The supporting cast is filled with all-star talent as well, including Robin Atkin Downes (Metal Gear series), Ray Wise (24), Nolan North (Everything), Tara Strong (Batman: Arkham series), and John DiMaggio (Gears of War series). Each and every member of the cast does a fantastic job bringing the source material to life, and Tara Strong’s Batgirl is very well done, even if she is placed in the middle of meaningless fluff.
Also of note is the soundtrack. While you won’t find any thundering scores a la Batman v. Superman here, there is still plenty to appreciate in the subtle, industrial sounds the score has to offer. The soundtrack serves to highlight the unsettling nature of the subject matter, and does so very well, permeating a foreboding atmosphere throughout the duration of Joker’s mad reign.
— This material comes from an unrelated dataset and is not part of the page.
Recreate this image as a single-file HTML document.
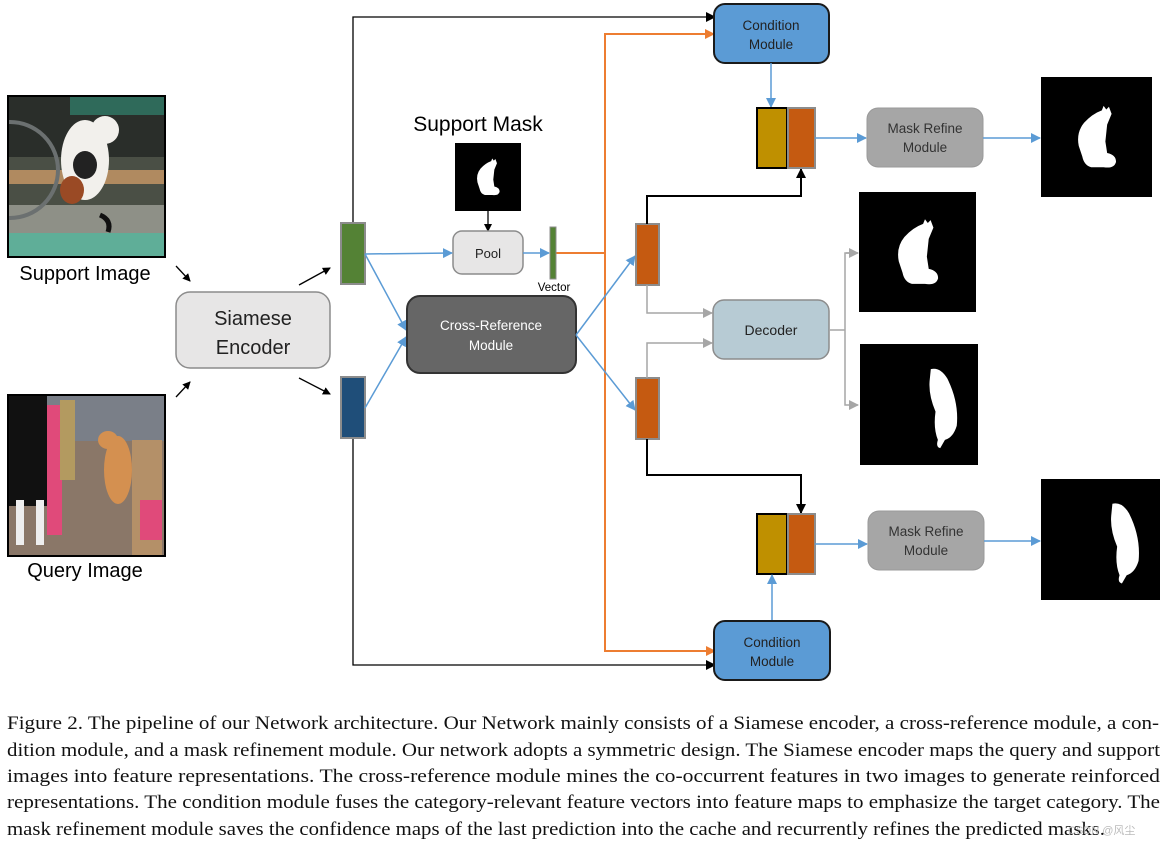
<!DOCTYPE html>
<html><head><meta charset="utf-8"><style>
html,body{margin:0;padding:0;background:#fff;}
svg{display:block;}
.s{font-family:"Liberation Sans",sans-serif;}
.cap{font-family:"Liberation Serif",serif;font-size:19px;fill:#111;}
</style></head><body>
<svg width="1164" height="847" viewBox="0 0 1164 847" xmlns="http://www.w3.org/2000/svg">
<defs>
<clipPath id="cl1"><rect x="9" y="97" width="155" height="159"/></clipPath>
<marker id="ab" markerWidth="8" markerHeight="8" refX="7" refY="4" orient="auto" markerUnits="userSpaceOnUse"><path d="M0,0 L8,4 L0,8 Z" fill="#000"/></marker>
<marker id="au" markerWidth="10" markerHeight="10" refX="9" refY="5" orient="auto" markerUnits="userSpaceOnUse"><path d="M0,0 L10,5 L0,10 Z" fill="#5b9bd5"/></marker>
<marker id="ao" markerWidth="10" markerHeight="10" refX="9" refY="5" orient="auto" markerUnits="userSpaceOnUse"><path d="M0,0 L10,5 L0,10 Z" fill="#ed7d31"/></marker>
<marker id="ag" markerWidth="10" markerHeight="10" refX="9" refY="5" orient="auto" markerUnits="userSpaceOnUse"><path d="M0,0 L10,5 L0,10 Z" fill="#a6a6a6"/></marker>
<marker id="ak" markerWidth="10" markerHeight="10" refX="9" refY="5" orient="auto" markerUnits="userSpaceOnUse"><path d="M0,0 L10,5 L0,10 Z" fill="#000"/></marker>
<g id="sit"><path transform="translate(10,10) scale(0.8)" d="M64,16 L67,24 L62,36 L60,55 L62,68 Q72,70 72,78 Q70,86 58,84 L44,84 Q36,82 34,72 L30,60 Q27,45 36,34 Q45,24 56,20 L58,15 L61,19 Z" fill="#fff"/></g>
<g id="lie"><path d="M60,20 Q68,18 74,28 Q84,48 82,68 Q79,78 72,80 L68,87 Q64,86 66,80 Q62,70 64,56 Q58,42 59,30 Z" fill="#fff"/></g>
</defs>

<!-- support image -->
<rect x="7" y="95" width="159" height="163" fill="#000"/>
<g clip-path="url(#cl1)">
<rect x="9" y="97" width="155" height="159" fill="#4a4f45"/>
<rect x="9" y="97" width="155" height="60" fill="#2a2e2a"/>
<rect x="70" y="97" width="94" height="18" fill="#2f6a5a"/>
<rect x="9" y="170" width="155" height="14" fill="#b08a60"/>
<rect x="9" y="205" width="155" height="28" fill="#8e9087"/>
<rect x="9" y="233" width="155" height="23" fill="#5fae98"/>
<circle cx="10" cy="170" r="48" fill="none" stroke="#6b7070" stroke-width="4"/>
<ellipse cx="85" cy="160" rx="24" ry="40" fill="#f2f0ec"/>
<ellipse cx="105" cy="130" rx="14" ry="14" fill="#f2f0ec"/>
<ellipse cx="85" cy="165" rx="12" ry="14" fill="#222"/>
<ellipse cx="72" cy="190" rx="12" ry="14" fill="#9a4a25"/>
<path d="M100,215 Q112,220 108,232" stroke="#111" stroke-width="5" fill="none"/>
</g>
<text x="85" y="280" class="s" font-size="20" text-anchor="middle" fill="#000">Support Image</text>

<!-- query image -->
<g>
<rect x="7" y="394" width="159" height="163" fill="#000"/>
<rect x="9" y="396" width="155" height="159" fill="#8a7768"/>
<rect x="9" y="396" width="155" height="45" fill="#7a7f88"/>
<rect x="9" y="396" width="38" height="110" fill="#111"/>
<rect x="47" y="405" width="15" height="130" fill="#e04a7a"/>
<rect x="60" y="400" width="15" height="80" fill="#b39a60"/>
<rect x="132" y="440" width="30" height="115" fill="#b49068"/>
<ellipse cx="118" cy="470" rx="14" ry="34" fill="#d49050"/>
<ellipse cx="108" cy="440" rx="10" ry="9" fill="#d49050"/>
<rect x="140" y="500" width="22" height="40" fill="#e04a7a"/>
<rect x="16" y="500" width="8" height="45" fill="#eee"/>
<rect x="36" y="500" width="8" height="45" fill="#eee"/>
</g>
<text x="85" y="577" class="s" font-size="20" text-anchor="middle" fill="#000">Query Image</text>

<!-- small arrows -->
<line x1="176" y1="266" x2="190" y2="281" stroke="#000" stroke-width="1.3" marker-end="url(#ab)"/>
<line x1="176" y1="397" x2="190" y2="382" stroke="#000" stroke-width="1.3" marker-end="url(#ab)"/>
<line x1="299" y1="285" x2="330" y2="268" stroke="#000" stroke-width="1.3" marker-end="url(#ab)"/>
<line x1="299" y1="378" x2="330" y2="394" stroke="#000" stroke-width="1.3" marker-end="url(#ab)"/>

<!-- siamese encoder -->
<rect x="176" y="292" width="154" height="76" rx="14" fill="#e7e6e6" stroke="#8c8c8c" stroke-width="1.5"/>
<text x="253" y="325" class="s" font-size="20" text-anchor="middle" fill="#222">Siamese</text>
<text x="253" y="354" class="s" font-size="20" text-anchor="middle" fill="#222">Encoder</text>

<!-- black long lines -->
<polyline points="353,223 353,17 715,17" fill="none" stroke="#000" stroke-width="1.3" marker-end="url(#ak)"/>
<polyline points="353,438 353,665 715,665" fill="none" stroke="#000" stroke-width="1.3" marker-end="url(#ak)"/>

<!-- orange -->
<polyline points="556,253 605,253" fill="none" stroke="#ed7d31" stroke-width="2"/>
<polyline points="715,34 605,34 605,651 715,651" fill="none" stroke="#ed7d31" stroke-width="2" marker-end="url(#ao)"/>
<line x1="606" y1="34" x2="714" y2="34" stroke="#ed7d31" stroke-width="2" marker-end="url(#ao)"/>

<!-- feature bars -->
<rect x="341" y="223" width="24" height="61" fill="#548235" stroke="#8c8c8c" stroke-width="2"/>
<rect x="341" y="377" width="24" height="61" fill="#1f4e79" stroke="#8c8c8c" stroke-width="2"/>

<!-- support mask -->
<text x="478" y="131" class="s" font-size="21" text-anchor="middle" fill="#000">Support Mask</text>
<rect x="455" y="143" width="66" height="68" fill="#000"/>
<svg x="455" y="143" width="66" height="68" viewBox="0 0 100 100"><use href="#sit"/></svg>
<line x1="488" y1="211" x2="488" y2="231" stroke="#000" stroke-width="1.3" marker-end="url(#ab)"/>

<!-- pool -->
<rect x="453" y="231" width="70" height="43" rx="9" fill="#e7e6e6" stroke="#8c8c8c" stroke-width="1.5"/>
<text x="488" y="258" class="s" font-size="13" text-anchor="middle" fill="#222">Pool</text>
<line x1="365" y1="254" x2="452" y2="253" stroke="#5b9bd5" stroke-width="1.5" marker-end="url(#au)"/>
<line x1="523" y1="253" x2="549" y2="253" stroke="#5b9bd5" stroke-width="1.5" marker-end="url(#au)"/>
<rect x="550" y="227" width="6" height="52" fill="#548235" stroke="#8c8c8c" stroke-width="1"/>
<text x="554" y="291" class="s" font-size="11.5" text-anchor="middle" fill="#000">Vector</text>

<!-- cross ref -->
<line x1="365" y1="254" x2="406" y2="330" stroke="#5b9bd5" stroke-width="1.5" marker-end="url(#au)"/>
<line x1="365" y1="408" x2="406" y2="337" stroke="#5b9bd5" stroke-width="1.5" marker-end="url(#au)"/>
<rect x="407" y="296" width="169" height="77" rx="13" fill="#666" stroke="#333" stroke-width="2"/>
<text x="491" y="330" class="s" font-size="13.5" text-anchor="middle" fill="#fff">Cross-Reference</text>
<text x="491" y="350" class="s" font-size="13.5" text-anchor="middle" fill="#fff">Module</text>
<line x1="576" y1="335" x2="635" y2="256" stroke="#5b9bd5" stroke-width="1.5" marker-end="url(#au)"/>
<line x1="576" y1="335" x2="635" y2="410" stroke="#5b9bd5" stroke-width="1.5" marker-end="url(#au)"/>

<!-- orange bars -->
<rect x="636" y="224" width="23" height="61" fill="#c55a11" stroke="#8c8c8c" stroke-width="2"/>
<rect x="636" y="378" width="23" height="61" fill="#c55a11" stroke="#8c8c8c" stroke-width="2"/>

<!-- black to concat -->
<polyline points="647,224 647,196 801,196 801,169" fill="none" stroke="#000" stroke-width="2" marker-end="url(#ak)"/>
<polyline points="647,439 647,475 801,475 801,513" fill="none" stroke="#000" stroke-width="2" marker-end="url(#ak)"/>

<!-- grey to decoder -->
<polyline points="647,285 647,313 712,313" fill="none" stroke="#a6a6a6" stroke-width="1.5" marker-end="url(#ag)"/>
<polyline points="647,378 647,343 712,343" fill="none" stroke="#a6a6a6" stroke-width="1.5" marker-end="url(#ag)"/>
<rect x="713" y="300" width="116" height="59" rx="11" fill="#b7cbd4" stroke="#8c8c8c" stroke-width="1.5"/>
<text x="771" y="335" class="s" font-size="14" text-anchor="middle" fill="#222">Decoder</text>
<polyline points="829,330 845,330" fill="none" stroke="#a6a6a6" stroke-width="1.5"/>
<polyline points="858,253 845,253 845,405 858,405" fill="none" stroke="#a6a6a6" stroke-width="1.5" marker-end="url(#ag)"/>
<line x1="846" y1="253" x2="858" y2="253" stroke="#a6a6a6" stroke-width="1.5" marker-end="url(#ag)"/>

<!-- decoder masks -->
<rect x="859" y="192" width="117" height="120" fill="#000"/>
<svg x="859" y="192" width="117" height="120" viewBox="0 0 100 100"><use href="#sit"/></svg>
<rect x="860" y="344" width="118" height="121" fill="#000"/>
<svg x="860" y="344" width="118" height="121" viewBox="0 0 100 100"><use href="#lie"/></svg>

<!-- top condition -->
<rect x="714" y="4" width="115" height="59" rx="11" fill="#5b9bd5" stroke="#1a1a1a" stroke-width="2"/>
<text x="771" y="30" class="s" font-size="13.5" text-anchor="middle" fill="#222">Condition</text>
<text x="771" y="49" class="s" font-size="13.5" text-anchor="middle" fill="#222">Module</text>
<line x1="771" y1="63" x2="771" y2="107" stroke="#5b9bd5" stroke-width="1.5" marker-end="url(#au)"/>
<rect x="757" y="108" width="30" height="60" fill="#bf9000" stroke="#000" stroke-width="2"/>
<rect x="788" y="108" width="27" height="60" fill="#c55a11" stroke="#8c8c8c" stroke-width="2"/>
<line x1="815" y1="138" x2="866" y2="138" stroke="#5b9bd5" stroke-width="1.5" marker-end="url(#au)"/>
<rect x="867" y="108" width="116" height="59" rx="11" fill="#a6a6a6" stroke="#999" stroke-width="1"/>
<text x="925" y="133" class="s" font-size="13.5" text-anchor="middle" fill="#333">Mask Refine</text>
<text x="925" y="152" class="s" font-size="13.5" text-anchor="middle" fill="#333">Module</text>
<line x1="983" y1="138" x2="1040" y2="138" stroke="#5b9bd5" stroke-width="1.5" marker-end="url(#au)"/>
<rect x="1041" y="77" width="111" height="120" fill="#000"/>
<svg x="1041" y="77" width="111" height="120" viewBox="0 0 100 100"><use href="#sit"/></svg>

<!-- bottom -->
<rect x="757" y="514" width="30" height="60" fill="#bf9000" stroke="#000" stroke-width="2"/>
<rect x="788" y="514" width="27" height="60" fill="#c55a11" stroke="#8c8c8c" stroke-width="2"/>
<line x1="772" y1="621" x2="772" y2="575" stroke="#5b9bd5" stroke-width="1.5" marker-end="url(#au)"/>
<rect x="714" y="621" width="116" height="59" rx="11" fill="#5b9bd5" stroke="#1a1a1a" stroke-width="2"/>
<text x="772" y="647" class="s" font-size="13.5" text-anchor="middle" fill="#222">Condition</text>
<text x="772" y="666" class="s" font-size="13.5" text-anchor="middle" fill="#222">Module</text>
<line x1="815" y1="544" x2="867" y2="544" stroke="#5b9bd5" stroke-width="1.5" marker-end="url(#au)"/>
<rect x="868" y="511" width="116" height="59" rx="11" fill="#a6a6a6" stroke="#999" stroke-width="1"/>
<text x="926" y="536" class="s" font-size="13.5" text-anchor="middle" fill="#333">Mask Refine</text>
<text x="926" y="555" class="s" font-size="13.5" text-anchor="middle" fill="#333">Module</text>
<line x1="984" y1="541" x2="1040" y2="541" stroke="#5b9bd5" stroke-width="1.5" marker-end="url(#au)"/>
<rect x="1041" y="479" width="119" height="121" fill="#000"/>
<svg x="1041" y="479" width="119" height="121" viewBox="0 0 100 100"><use href="#lie"/></svg>

<!-- caption -->
<text x="7" y="729" class="cap" textLength="1152" lengthAdjust="spacingAndGlyphs">Figure 2. The pipeline of our Network architecture. Our Network mainly consists of a Siamese encoder, a cross-reference module, a con-</text>
<text x="7" y="756" class="cap" textLength="1153" lengthAdjust="spacingAndGlyphs">dition module, and a mask refinement module. Our network adopts a symmetric design. The Siamese encoder maps the query and support</text>
<text x="7" y="782" class="cap" textLength="1153" lengthAdjust="spacingAndGlyphs">images into feature representations.  The cross-reference module mines the co-occurrent features in two images to generate reinforced</text>
<text x="7" y="808" class="cap" textLength="1153" lengthAdjust="spacingAndGlyphs">representations. The condition module fuses the category-relevant feature vectors into feature maps to emphasize the target category. The</text>
<text x="7" y="835" class="cap" textLength="1098" lengthAdjust="spacingAndGlyphs">mask refinement module saves the confidence maps of the last prediction into the cache and recurrently refines the predicted masks.</text>
<text x="1068" y="834" class="s" font-size="11" fill="#bbb">CSDN @风尘</text>
</svg>
</body></html>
For many, The Killing Joke adaptation has been a bit of a disappointment. I can’t help but wonder, however if it was a victim of its own hype, making disappointment inevitable. While the adaptation of Joker’s origin story is far from a flop, it can’t help but feel padded with an unnecessary plot line that does nothing to further the overall narrative. Thankfully, the performances within elevate what would otherwise be a middling product into being an acceptable one, albeit not without some caveats. In the end, The Killing Joke can’t quite reach the lofty standards set by DC animated greats like The Flashpoint Paradox or Under The Red Hood, but it can settle for a spot right below.